Previously, a supplier would be ineligible if it or an affiliate had been convicted any time in the past 10 years (reflecting the length and automatic nature of the debarment). Under the amendments, a supplier is ineligible based only on convictions in the last three years.

Public list:

PWGSC will publish its list of ineligible and/or suspended suppliers.

Impact of changes

The changes provide some improvements (particularly for foreign companies with foreign head offices), but significant issues remain and the new provision concerning the possible suspension of a “charged” supplier for 18 months or longer is of particular concern. This new provision raises a host of issues, including what constitutes a “charge” and a lack of fairness and due process because a supplier is presumed guilty. Indeed, a strong case based on fairness and the presumption of innocence can be made that the mere laying of charges should not lead to a suspension.

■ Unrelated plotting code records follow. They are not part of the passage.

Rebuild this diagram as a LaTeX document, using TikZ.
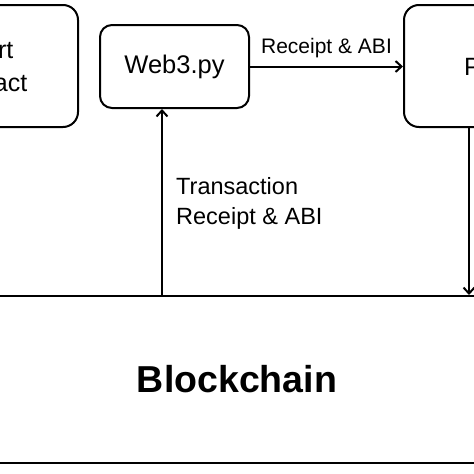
\documentclass[tikz,border=0pt]{standalone}
\usepackage{fontspec}
\setmainfont{Liberation Sans}
\usetikzlibrary{positioning,arrows.meta}

\begin{document}
\begin{tikzpicture}[
  x=1pt, y=-1pt,
  box/.style={draw, line width=2pt, rounded corners=15pt, align=center, inner sep=0pt},
  arrow/.style={-{Straight Barb[length=6pt,width=11pt]}, line width=2pt},
  lbl/.style={font=\fontsize{21}{26}\selectfont, inner sep=3pt}
]
\useasboundingbox (0,0) rectangle (474,474);
\clip (0,0) rectangle (474,474);
\node[box, minimum width=196pt, minimum height=122pt, font=\fontsize{25}{33}\selectfont] (contract) at (-20,66) {Smart\\Contract};
\node[box, rounded corners=12pt, minimum width=149pt, minimum height=83pt, font=\fontsize{25.5}{30}\selectfont] (web3) at (174.5,66.5) {Web3.py};
\node[box, minimum width=196pt, minimum height=122pt] (pybox) at (502,66) {};
\node[anchor=west, inner sep=0pt, font=\fontsize{25}{30}\selectfont] (ptext) at (464,67) {P};
\node[draw, line width=2pt, minimum width=494pt, minimum height=167pt, font=\bfseries\fontsize{37.5}{44}\selectfont] (chain) at (237,379.5) {Blockchain};
% connectors
\draw[arrow] (web3.east) -- node[lbl, above=5pt] (rcpt) {Receipt \& ABI} (web3.east -| pybox.west);
\coordinate (up) at (162,296);
\draw[arrow] (up) -- (up |- web3.south);
\node[lbl, anchor=west, align=left, font=\fontsize{23.5}{30}\selectfont] (tx) at (173,203) {Transaction\\Receipt \& ABI};
\coordinate (down) at (469,127);
\draw[arrow] (down) -- (down |- chain.north);
\end{tikzpicture}
\end{document}
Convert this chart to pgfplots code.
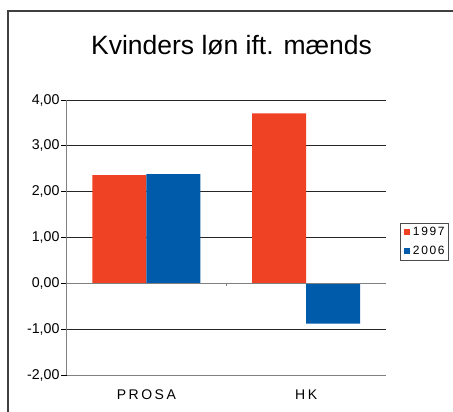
\documentclass[border=0pt]{standalone}
\usepackage{fontspec}
\setmainfont{Liberation Sans}
\newfontfamily\spaced[LetterSpace=18]{Liberation Sans}
\newfontfamily\legspaced[LetterSpace=14]{Liberation Sans}
\usepackage{pgfplots}
\pgfplotsset{compat=1.18}
\definecolor{cred}{HTML}{EF4123}
\definecolor{cblue}{HTML}{005BAA}
\begin{document}
\begin{tikzpicture}[x=1pt,y=1pt]
\path[use as bounding box] (0,0) rectangle (453,412);
\draw[line width=1.2pt, color=black!75] (8,-5) -- (8,401) -- (460,401);
\node at (231.5,367) {\fontsize{26.5}{30}\selectfont Kvinders løn ift. mænds};
\begin{axis}[
  at={(66.5pt,37pt)}, anchor=south west,
  scale only axis, width=319.5pt, height=275pt,
  ymin=-2, ymax=4, ytick={-2,-1,0,1,2,3,4},
  xmin=-0.5, xmax=1.5,
  xtick={0,1}, xticklabels={PROSA,HK},
  ybar=0pt, bar width=54pt,
  axis lines*=left,
  axis line style={color=black!50, line width=0.8pt},
  tick align=outside,
  ytick style={color=black, line width=0.8pt},
  major tick length=5pt,
  xtick style={draw=none},
  ymajorgrids,
  grid style={color=black!85, line width=0.8pt},
  yticklabel style={font=\fontsize{14.2}{16}\selectfont, xshift=1.5pt},
  xticklabel style={font=\spaced\fontsize{14}{16}\selectfont, yshift=-6pt},
  /pgf/number format/.cd, fixed, fixed zerofill, precision=2, use comma, assume math mode=true,
  /pgfplots/.cd,
  legend style={at={(1.043,0.485)}, anchor=west, draw=black!70,
    font=\legspaced\fontsize{12}{14}\selectfont, inner sep=2pt,
    row sep=5pt, legend cell align=left},
  legend image code/.code={\fill[#1] (2pt,-3pt) rectangle (8pt,3pt); \path (0pt,0pt) -- (9pt,0pt);},
]
\addplot[fill=cred, draw=none] coordinates {(0,2.36) (1,3.71)};
\addplot[fill=cblue, draw=none] coordinates {(0,2.38) (1,-0.88)};
\legend{1997,2006}
\draw[color=black!50, line width=0.8pt] (axis cs:-0.5,0) -- (axis cs:1.5,0);
\draw[color=black!50, line width=0.8pt] (axis cs:0.5,0) -- ([yshift=-3pt]axis cs:0.5,0);
\end{axis}
\end{tikzpicture}
\end{document}
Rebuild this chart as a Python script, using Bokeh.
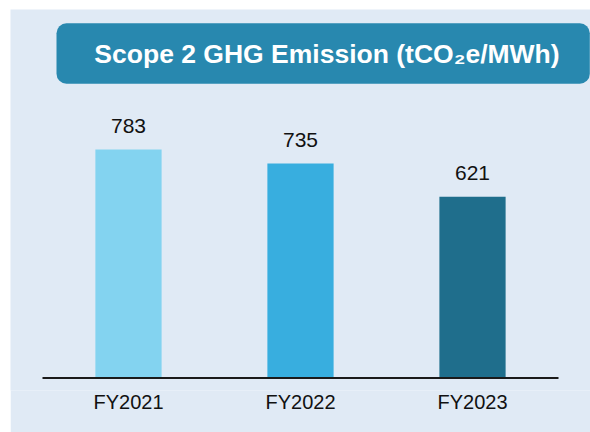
from bokeh.plotting import figure
from bokeh.models import FactorRange, Range1d, ColumnDataSource, BoxAnnotation, Label
from bokeh.core.properties import value
from bokeh.embed import file_html
from bokeh.resources import INLINE

# ---- data ----
years = ["FY2021", "FY2022", "FY2023"]
emissions = [783, 735, 621]
bar_colors = ["#83D3F0", "#38AEDF", "#1F6E8C"]
title_text = "Scope 2 GHG Emission (tCO\u2082e/MWh)"

BG = "#E0EAF5"
FONT = "Liberation Sans"

src = ColumnDataSource(dict(year=years, val=emissions, color=bar_colors,
                            label=[str(v) for v in emissions]))

p = figure(
    width=580, height=423,
    x_range=FactorRange(*years, range_padding=0.124),
    y_range=Range1d(-43, 1263),
    output_backend="svg", toolbar_location=None,
    y_axis_location=None,
    min_border_left=0, min_border_right=0, min_border_top=0, min_border_bottom=42,
    margin=(9, 0, 0, 10),
)
p.background_fill_color = BG
p.border_fill_color = BG
p.outline_line_color = None
p.grid.grid_line_color = None

p.vbar(x="year", top="val", bottom=0, width=0.385, color="color", line_color=None, source=src)

# baseline axis line spanning the categories
p.segment(x0=[0], y0=[0], x1=[len(years)], y1=[0], line_color="#1a1a1a", line_width=2)

p.text(x="year", y="val", text="label", source=src,
       text_align="center", text_baseline="alphabetic", y_offset=-24,
       text_font=value(FONT), text_font_size="21px", text_color="#111111")

ax = p.xaxis[0]
ax.axis_line_color = None
ax.major_tick_line_color = None
ax.minor_tick_line_color = None
ax.major_tick_out = 0
ax.major_label_standoff = 0
ax.major_label_text_font = FONT
ax.major_label_text_font_size = "20px"
ax.major_label_text_color = "#111111"

# title box
box = BoxAnnotation(left=46, right=579.3, top=367.3, bottom=306.7,
                    left_units="screen", right_units="screen",
                    top_units="screen", bottom_units="screen",
                    fill_color="#2888AF", fill_alpha=1.0, line_color=None,
                    border_radius=10)
p.add_layout(box)

lbl = Label(x=316.5, y=337, x_units="screen", y_units="screen", text=title_text,
            text_align="center", text_baseline="middle",
            text_font=FONT, text_font_style="bold", text_font_size="26.5px",
            text_color="white")
p.add_layout(lbl)

open("out.html", "w").write(file_html(p, INLINE))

A case in point is the recent loss by the commissioner of competition in a federal contract bid-rigging case that the commissioner brought based on a tip it received from PWGSC. A jury trial found nine defendants not guilty of 60 charges of bid-rigging and conspiracy to rig bids, which charges were laid in 2009. Had the new policy been in place, the suppliers could have been ineligible to contract for over six years on charges that proved to be unfounded.

While the possibility of a reduced five-year ineligibility period is a positive change, it does not adequately recognize or reward companies that have “cleaned house.” Other jurisdictions give discretion to contracting entities to not debar suppliers in such circumstances. This may indeed be built into the new policy that states the minister “may” make a determinationion of ineligibility or suspension, rather than saying the minister “shall” or “must” make such a determination. However, there is no explicit indication that the policy is intended to include a discretion not to debar.

The revised Integrity Regime maintains a very limited number of public interest exceptions, meaning there is little room to obtain a waiver from the requirements. However, the changes mean decisions regarding ineligibility can be judicially reviewed because they are discretionary decisions. The inclusion of administrative agreements and monitoring is a positive change, where appropriately used by PWGSC.

In summary, while the revised Integrity Regime is a step forward from the previous regime, it did not step forward far enough.